Data for the task
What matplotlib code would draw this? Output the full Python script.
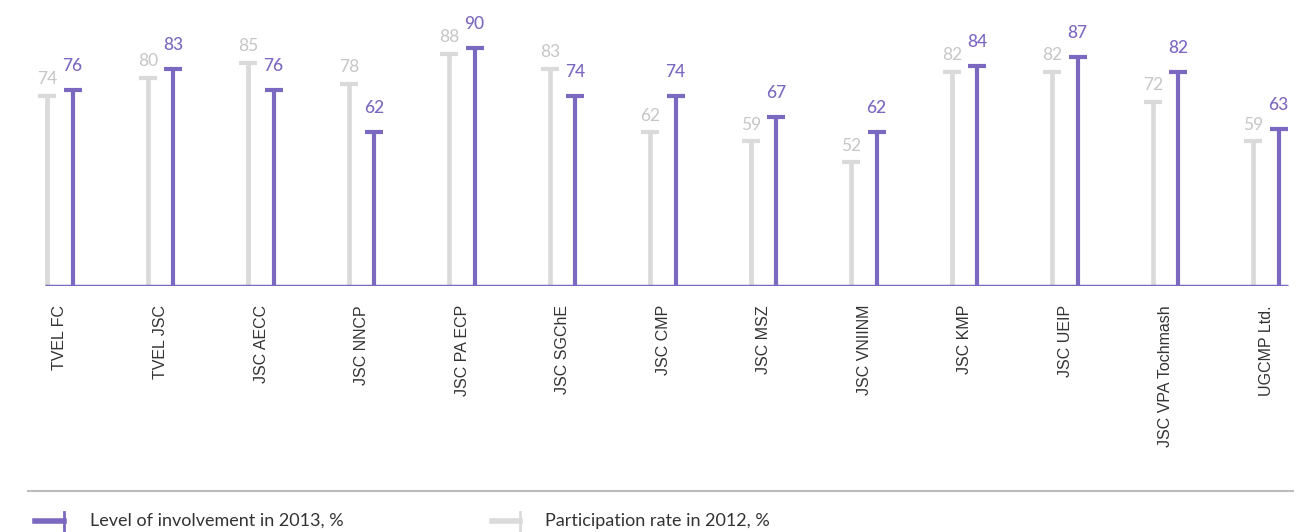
import numpy as np
import matplotlib.pyplot as plt
from matplotlib.lines import Line2D

companies = ["TVEL FC", "TVEL JSC", "JSC AECC", "JSC NNCP", "JSC PA ECP", "JSC SGChE",
             "JSC CMP", "JSC MSZ", "JSC VNIINM", "JSC KMP", "JSC UEIP",
             "JSC VPA Tochmash", "UGCMP Ltd."]
rate_2012 = [74, 80, 85, 78, 88, 83, 62, 59, 52, 82, 82, 72, 59]
level_2013 = [76, 83, 76, 62, 90, 74, 74, 67, 62, 84, 87, 82, 63]

purple = "#7b68c0"
gray = "#dadada"
gray_txt = "#c6c6c6"

fig = plt.figure(figsize=(13, 5.32), dpi=100)
ax = fig.add_axes([0, 246 / 532, 1, 286 / 532])
ax.set_xlim(-0.597, 12.338)
y0, y1 = 10.84, 105.92
ax.set_ylim(y0, y1)
ax.axis("off")

x = np.arange(len(companies))
xg = x - 0.125
xp = x + 0.125

ax.vlines(xg, y0, rate_2012, color=gray, lw=3.4)
ax.plot(xg, rate_2012, ls="none", marker="_", ms=13, mew=3, color=gray)
ax.vlines(xp, y0, level_2013, color=purple, lw=3)
ax.plot(xp, level_2013, ls="none", marker="_", ms=13, mew=3, color=purple)
ax.hlines(y0, -0.15, 12.22, color=purple, lw=2.5)

for xi, v in zip(xg, rate_2012):
    ax.text(xi, v + 5.5, str(v), ha="center", va="center", color=gray_txt,
            fontsize=12.5, family="Lato")
for xi, v in zip(xp, level_2013):
    ax.text(xi, v + 8, str(v), ha="center", va="center", color=purple,
            fontsize=12.5, family="Lato", weight="medium")
for xi, name in zip(x, companies):
    ax.text(xi, y0 - 6.3, name, rotation=90, ha="center", va="top", color="#333333",
            fontsize=11.5, family="Liberation Sans")

# separator and legend
fig.add_artist(Line2D([28 / 1300, 1293 / 1300], [1 - 491 / 532] * 2, color="#bdbdbd", lw=1.5))
yl = 1 - 521 / 532
fig.add_artist(Line2D([35 / 1300, 64 / 1300], [yl, yl], color=purple, lw=4))
fig.add_artist(Line2D([64 / 1300] * 2, [1 - 512 / 532, 1 - 531 / 532], color=purple, lw=2))
fig.text(90 / 1300, yl, "Level of involvement in 2013, %", va="center", fontsize=13,
         family="Lato", color="#333333")
fig.add_artist(Line2D([492 / 1300, 520 / 1300], [yl, yl], color=gray, lw=4))
fig.add_artist(Line2D([520 / 1300] * 2, [1 - 512 / 532, 1 - 531 / 532], color=gray, lw=2))
fig.text(545 / 1300, yl, "Participation rate in 2012, %", va="center", fontsize=13,
         family="Lato", color="#333333")

fig.savefig("out.png", dpi=100)
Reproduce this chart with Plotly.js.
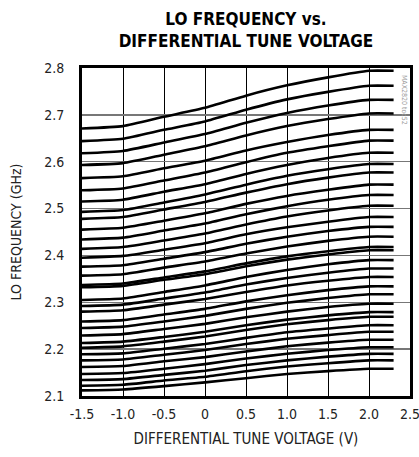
<!DOCTYPE html>
<html><head><meta charset="utf-8">
<script src="https://cdn.plot.ly/plotly-3.0.1.min.js"></script>
<style>html,body{margin:0;padding:0;background:#fff}#c{width:419px;height:457px}</style>
</head><body><div id="c"></div>
<script>
const tuneV = [-1.5, -1.0, -0.5, 0, 0.5, 1.0, 1.5, 2.0, 2.3];
const loFreq = [
[2.671,2.676,2.696,2.715,2.741,2.763,2.780,2.794,2.794],
[2.644,2.649,2.668,2.686,2.711,2.733,2.749,2.762,2.762],
[2.618,2.623,2.641,2.659,2.683,2.704,2.720,2.732,2.732],
[2.593,2.597,2.615,2.633,2.656,2.676,2.691,2.703,2.703],
[2.565,2.569,2.586,2.602,2.624,2.642,2.657,2.668,2.668],
[2.539,2.543,2.560,2.577,2.599,2.619,2.633,2.645,2.645],
[2.515,2.519,2.536,2.552,2.574,2.593,2.608,2.619,2.619],
[2.493,2.497,2.513,2.530,2.551,2.570,2.584,2.595,2.595],
[2.478,2.482,2.498,2.514,2.534,2.552,2.566,2.577,2.577],
[2.455,2.459,2.474,2.490,2.510,2.527,2.540,2.551,2.551],
[2.434,2.438,2.453,2.468,2.488,2.505,2.519,2.529,2.529],
[2.414,2.418,2.432,2.447,2.466,2.483,2.496,2.506,2.506],
[2.395,2.399,2.412,2.426,2.445,2.460,2.472,2.482,2.482],
[2.376,2.379,2.393,2.407,2.425,2.440,2.452,2.461,2.461],
[2.357,2.360,2.374,2.387,2.404,2.419,2.431,2.440,2.440],
[2.337,2.340,2.353,2.366,2.383,2.398,2.409,2.418,2.418],
[2.332,2.335,2.348,2.360,2.377,2.391,2.402,2.411,2.411],
[2.305,2.308,2.322,2.336,2.354,2.369,2.381,2.390,2.390],
[2.292,2.295,2.308,2.321,2.338,2.352,2.363,2.372,2.372],
[2.280,2.283,2.295,2.307,2.322,2.336,2.346,2.354,2.354],
[2.259,2.262,2.274,2.286,2.302,2.315,2.326,2.334,2.334],
[2.245,2.248,2.259,2.271,2.286,2.299,2.309,2.317,2.317],
[2.229,2.232,2.243,2.254,2.268,2.280,2.290,2.297,2.297],
[2.213,2.216,2.226,2.237,2.251,2.263,2.272,2.279,2.279],
[2.203,2.206,2.216,2.227,2.241,2.253,2.262,2.269,2.269],
[2.189,2.191,2.201,2.211,2.224,2.236,2.244,2.251,2.251],
[2.176,2.178,2.188,2.198,2.211,2.222,2.230,2.237,2.237],
[2.162,2.164,2.174,2.183,2.195,2.206,2.214,2.220,2.220],
[2.147,2.149,2.158,2.168,2.180,2.190,2.198,2.204,2.204],
[2.134,2.136,2.145,2.154,2.166,2.176,2.184,2.190,2.190],
[2.122,2.124,2.133,2.141,2.153,2.163,2.170,2.176,2.176],
[2.112,2.114,2.121,2.129,2.138,2.147,2.153,2.158,2.158]
];
const xTicks = [-1.5,-1.0,-0.5,0,0.5,1.0,1.5,2.0,2.5];
const xTickText = ["-1.5","-1.0","-0.5","0","0.5","1.0","1.5","2.0","2.5"];
const yTicks = [2.1,2.2,2.3,2.4,2.5,2.6,2.7,2.8];
const yTickText = ["2.1","2.2","2.3","2.4","2.5","2.6","2.7","2.8"];

const FONT = "'DejaVu Sans Condensed', 'Liberation Sans Narrow', sans-serif";
const traces = loFreq.map(ys => ({
  x: tuneV, y: ys, type: 'scatter', mode: 'lines',
  line: {color: '#000', width: 2.6, shape: 'spline', smoothing: 0.5},
  hoverinfo: 'skip', showlegend: false
}));
const layout = {
  width: 419, height: 457,
  margin: {l: 82, r: 9, t: 68, b: 61},
  paper_bgcolor: '#fff', plot_bgcolor: '#fff',
  font: {family: FONT, color: '#222', size: 14},
  title: {text: '<b>LO FREQUENCY vs.<br>DIFFERENTIAL TUNE VOLTAGE</b>',
          font: {family: FONT, size: 17, color: '#000'},
          xref: 'paper', x: 0.5, xanchor: 'center',
          yref: 'container', y: 0.946, yanchor: 'middle'},
  xaxis: {range: [-1.5, 2.5], tickvals: xTicks, ticktext: xTickText,
          showgrid: true, gridcolor: '#000', gridwidth: 1,
          showline: true, linecolor: '#000', linewidth: 3, mirror: true,
          ticks: '', zeroline: false, ticklabeloverflow: 'allow',
          tickfont: {size: 14, color: '#222'}, ticklabelstandoff: 3,
          title: {text: 'DIFFERENTIAL TUNE VOLTAGE (V)', font: {size: 15, color: '#222'}, standoff: 13}},
  yaxis: {range: [2.1, 2.8], tickvals: yTicks, ticktext: yTickText,
          showgrid: true, gridcolor: '#777', gridwidth: 1.5,
          showline: true, linecolor: '#000', linewidth: 3, mirror: true,
          ticks: '', zeroline: false, ticklabelstandoff: 12,
          tickfont: {size: 14, color: '#222'},
          title: {text: 'LO FREQUENCY (GHz)', font: {size: 14, color: '#222'}, standoff: 20}},
  annotations: [{text: 'MAX2820 toc52', xref: 'paper', yref: 'paper', x: 1.0, y: 0.985,
                 xanchor: 'right', yanchor: 'top', textangle: 90, showarrow: false,
                 font: {size: 7, color: '#999'}}]
};
Plotly.newPlot('c', traces, layout, {staticPlot: true, displayModeBar: false});
</script></body></html>
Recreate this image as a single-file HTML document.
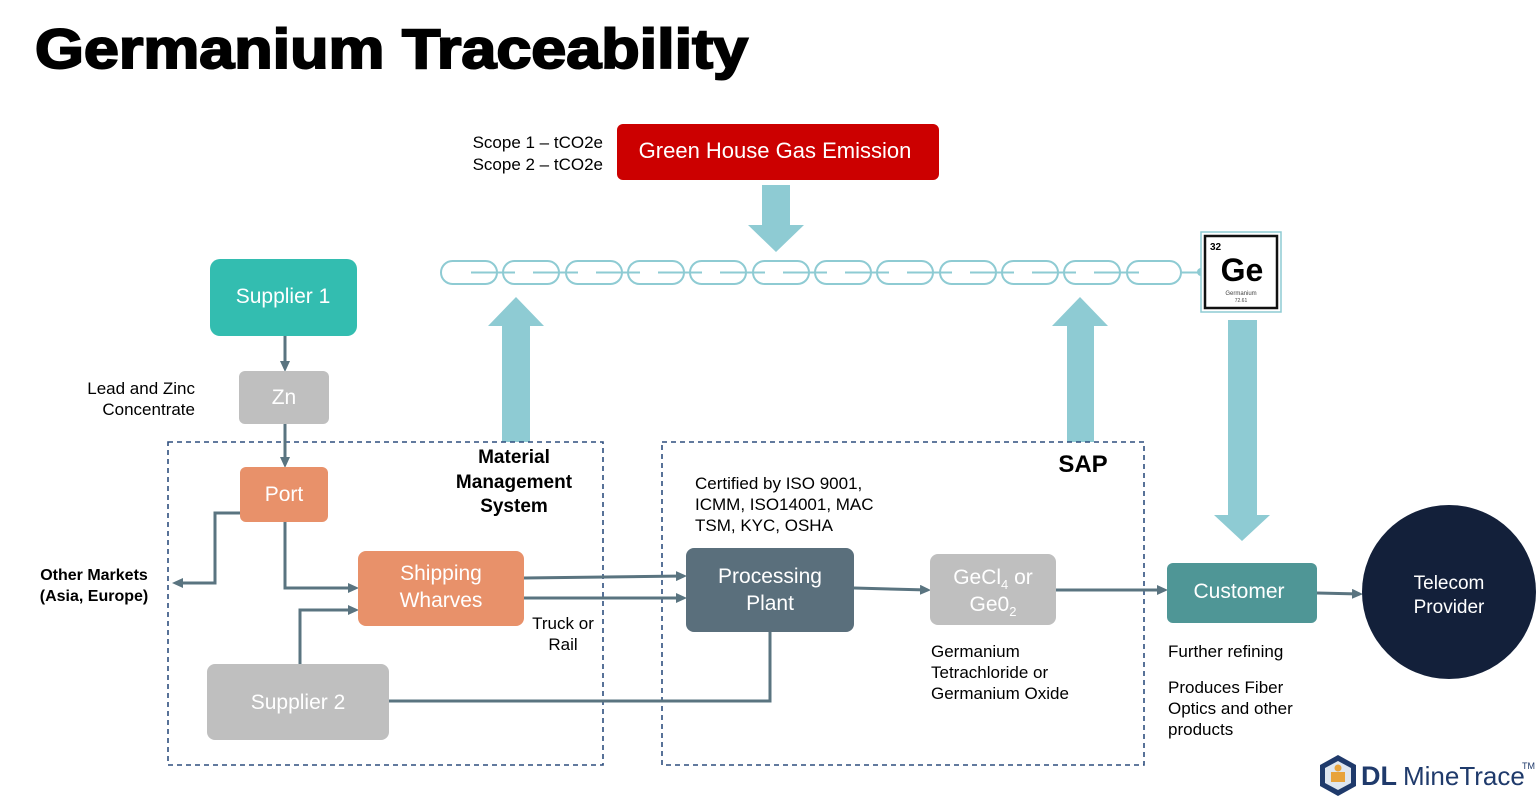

Task prompt
Go through the material and copy out every line with "script" in it.

Result for this task
What matplotlib code would draw this? Output the full Python script.
<script src="https://cdn.plot.ly/plotly-3.0.1.min.js"></script>
<script>
</script></body></html>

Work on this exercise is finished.